Inside the fuel cell, an electrochemical reaction splits the hydrogen molecules into electrons and protons. The electrons are forced through a circuit, creating the electrical current that drives the train's traction motors, while the protons combine with the oxygen.[1]

The only byproduct of this entire process is pure water—often emitted as a gentle plume of steam—and heat. The trains operate in near-total silence, eliminating both the greenhouse gas emissions and the localized noise pollution associated with diesel engines.[1]

The pioneer of this technology is the French manufacturer Alstom, which launched the Coradia iLint, the world's first commercial hydrogen passenger train. First deployed in Germany in 2018, the iLint proved that hydrail was not just a theoretical concept, but a viable, daily transit solution.[3][5]

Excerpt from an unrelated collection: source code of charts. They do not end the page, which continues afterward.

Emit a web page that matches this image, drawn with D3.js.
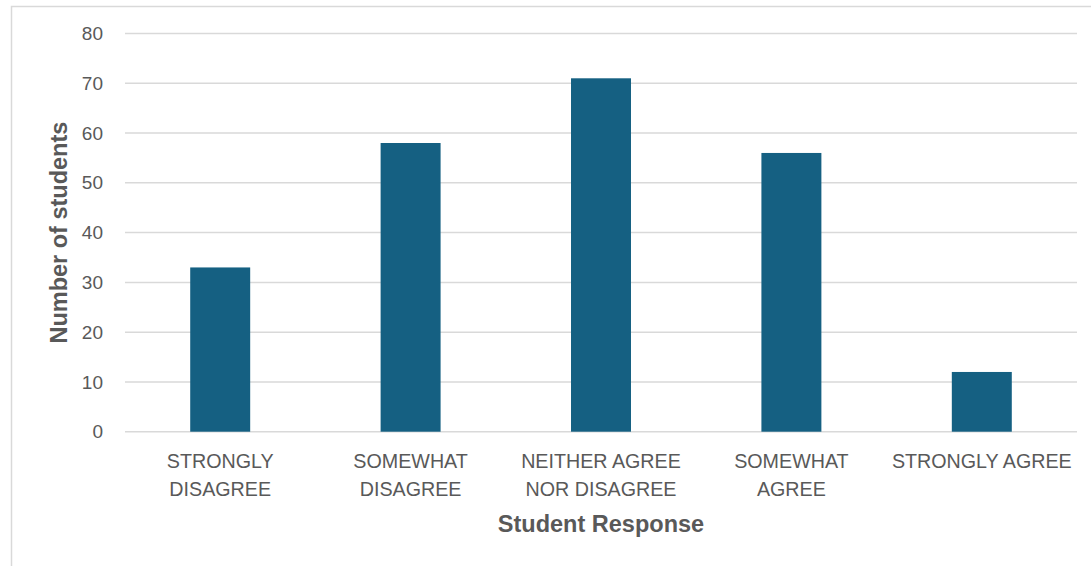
<!DOCTYPE html>
<html>
<head>
<meta charset="utf-8">
<script src="https://cdn.jsdelivr.net/npm/d3@7"></script>
<style>
  body { margin: 0; background: #fff; }
  text { font-family: "Liberation Sans", Arial, sans-serif; fill: #595959; }
</style>
</head>
<body>
<div id="chart"></div>
<script>
var categories = [["STRONGLY", "DISAGREE"], ["SOMEWHAT", "DISAGREE"], ["NEITHER AGREE", "NOR DISAGREE"], ["SOMEWHAT", "AGREE"], ["STRONGLY AGREE"]];
var counts = [33, 58, 71, 56, 12];
var yTicks = [0, 10, 20, 30, 40, 50, 60, 70, 80];

var svg = d3.select("#chart").append("svg")
  .attr("width", 1091)
  .attr("height", 566);

// chart frame
svg.append("rect")
  .attr("x", 11.5).attr("y", 6.5)
  .attr("width", 1100).attr("height", 600)
  .attr("fill", "none")
  .attr("stroke", "#d9d9d9")
  .attr("stroke-width", 1.5);

var plotLeft = 125, plotRight = 1077, plotTop = 33.5, plotBottom = 431.7;

var xScale = d3.scaleBand()
  .domain(d3.range(categories.length))
  .range([plotLeft, plotRight])
  .paddingInner(0.685)
  .paddingOuter(0.3425);

var yScale = d3.scaleLinear().domain([0, 80]).range([plotBottom, plotTop]);

// gridlines
svg.append("g")
  .selectAll("line")
  .data(yTicks)
  .enter().append("line")
  .attr("x1", plotLeft).attr("x2", plotRight)
  .attr("y1", function (d) { return yScale(d); })
  .attr("y2", function (d) { return yScale(d); })
  .attr("stroke", "#d9d9d9")
  .attr("stroke-width", 1.5);

// y tick labels
svg.append("g")
  .selectAll("text")
  .data(yTicks)
  .enter().append("text")
  .attr("x", 103)
  .attr("y", function (d) { return yScale(d); })
  .attr("dy", "0.35em")
  .attr("text-anchor", "end")
  .style("font-size", "19px")
  .text(function (d) { return d; });

// bars
svg.append("g")
  .selectAll("rect")
  .data(counts)
  .enter().append("rect")
  .attr("x", function (d, i) { return xScale(i); })
  .attr("y", function (d) { return yScale(d); })
  .attr("width", xScale.bandwidth())
  .attr("height", function (d) { return yScale(0) - yScale(d); })
  .attr("fill", "#156082");

// category labels
var catG = svg.append("g")
  .selectAll("text")
  .data(categories)
  .enter().append("text")
  .attr("text-anchor", "middle")
  .style("font-size", "19.7px")
  .attr("x", function (d, i) { return xScale(i) + xScale.bandwidth() / 2; })
  .attr("y", 468);

catG.selectAll("tspan")
  .data(function (d) { return d; })
  .enter().append("tspan")
  .attr("x", function () { return d3.select(this.parentNode).attr("x"); })
  .attr("dy", function (d, i) { return i === 0 ? 0 : 28; })
  .text(function (d) { return d; });

// axis titles
svg.append("text")
  .attr("x", (plotLeft + plotRight) / 2)
  .attr("y", 532)
  .attr("text-anchor", "middle")
  .style("font-size", "23.5px")
  .style("font-weight", "bold")
  .text("Student Response");

svg.append("text")
  .attr("transform", "translate(67," + ((plotTop + plotBottom) / 2) + ") rotate(-90)")
  .attr("text-anchor", "middle")
  .style("font-size", "23.5px")
  .style("font-weight", "bold")
  .text("Number of students");
</script>
</body>
</html>
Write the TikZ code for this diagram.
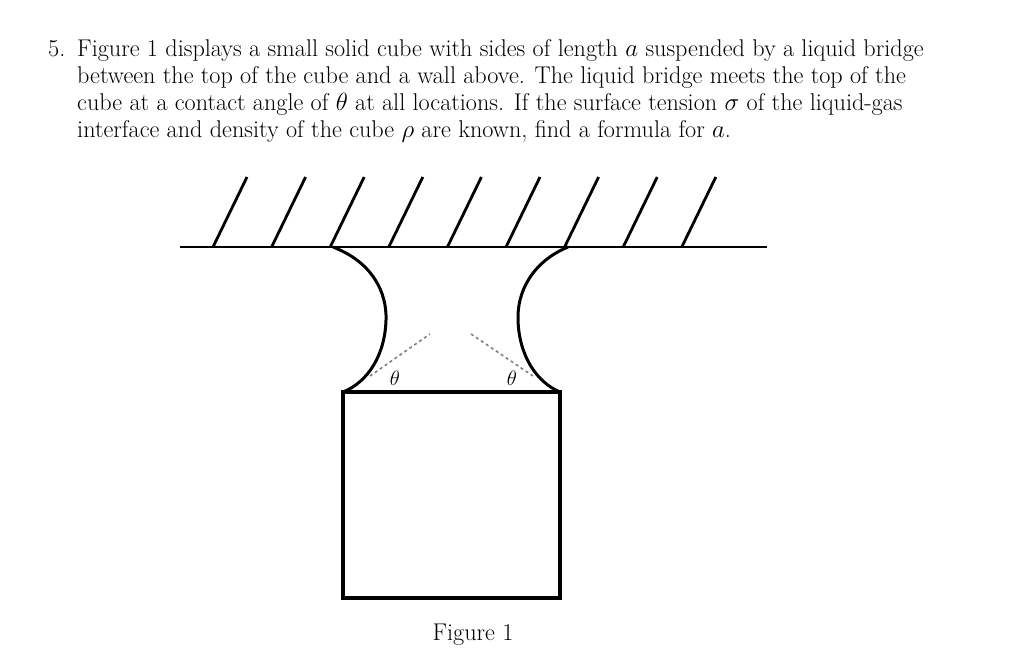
\documentclass[tikz,border=0pt]{standalone}
\begin{document}
\begin{tikzpicture}[x=1pt,y=-1pt,
  txt/.style={anchor=base west,inner sep=0pt,font=\fontsize{24.2}{27}\selectfont},
  thick line/.style={line width=3.6pt},
  hatch/.style={line width=2.8pt},
  dsh/.style={dashed,gray,line width=1.6pt}]
\useasboundingbox (0,0) rectangle (1024,667);
\node[txt] (n5) at (48,56) {5.};
\node[txt] (l1) at (77,56) {Figure 1 displays a small solid cube with sides of length $a$ suspended by a liquid bridge};
\node[txt] (l2) at (77,83) {between the top of the cube and a wall above. The liquid bridge meets the top of the};
\node[txt] (l3) at (77,110) {cube at a contact angle of $\theta$ at all locations. If the surface tension $\sigma$ of the liquid-gas};
\node[txt] (l4) at (77,137) {interface and density of the cube $\rho$ are known, find a formula for $a$.};
\draw[hatch] (180,247) -- (767,247);
\foreach \i in {0,...,8}{
  \draw[hatch] ({213+58.6*\i},247) -- ({247+58.6*\i},177);
}
\draw[thick line] (343,392) rectangle (560,598);
\draw[line width=3pt] (333,247) .. controls (372,262) and (387,292) .. (386,320)
  .. controls (385,355) and (368,382) .. (343,392);
\draw[line width=3pt] (568,247) .. controls (532,262) and (517,292) .. (518,320)
  .. controls (519,355) and (536,382) .. (560,392);
\draw[dsh] (370,376) -- (430,334);
\draw[dsh] (471,334) -- (533,376);
\node[font=\fontsize{20}{20}\selectfont] (t1) at (395,378) {$\theta$};
\node[font=\fontsize{20}{20}\selectfont] (t2) at (512,378) {$\theta$};
\node[txt,anchor=base] (fig) at (473,640) {Figure 1};
\end{tikzpicture}
\end{document}
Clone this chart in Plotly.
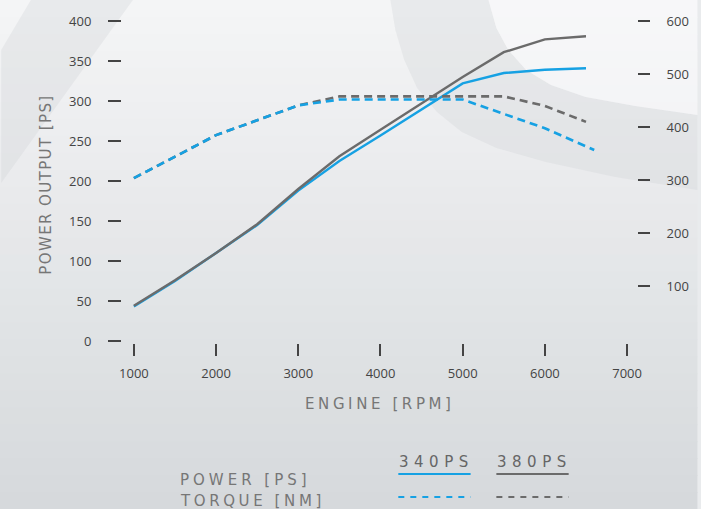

The primary advantage of hydrogen over other zero-emission technologies is its impressive range. A modern hydrogen train can travel up to 1,000 kilometers on a single tank, matching the operational endurance of its diesel predecessors.[1][4]

Furthermore, refueling a hydrogen train takes roughly 15 to 20 minutes. This fast turnaround time is crucial for rail operators who rely on tight, demanding timetables and cannot afford to leave trains idle for hours to recharge.[1][4]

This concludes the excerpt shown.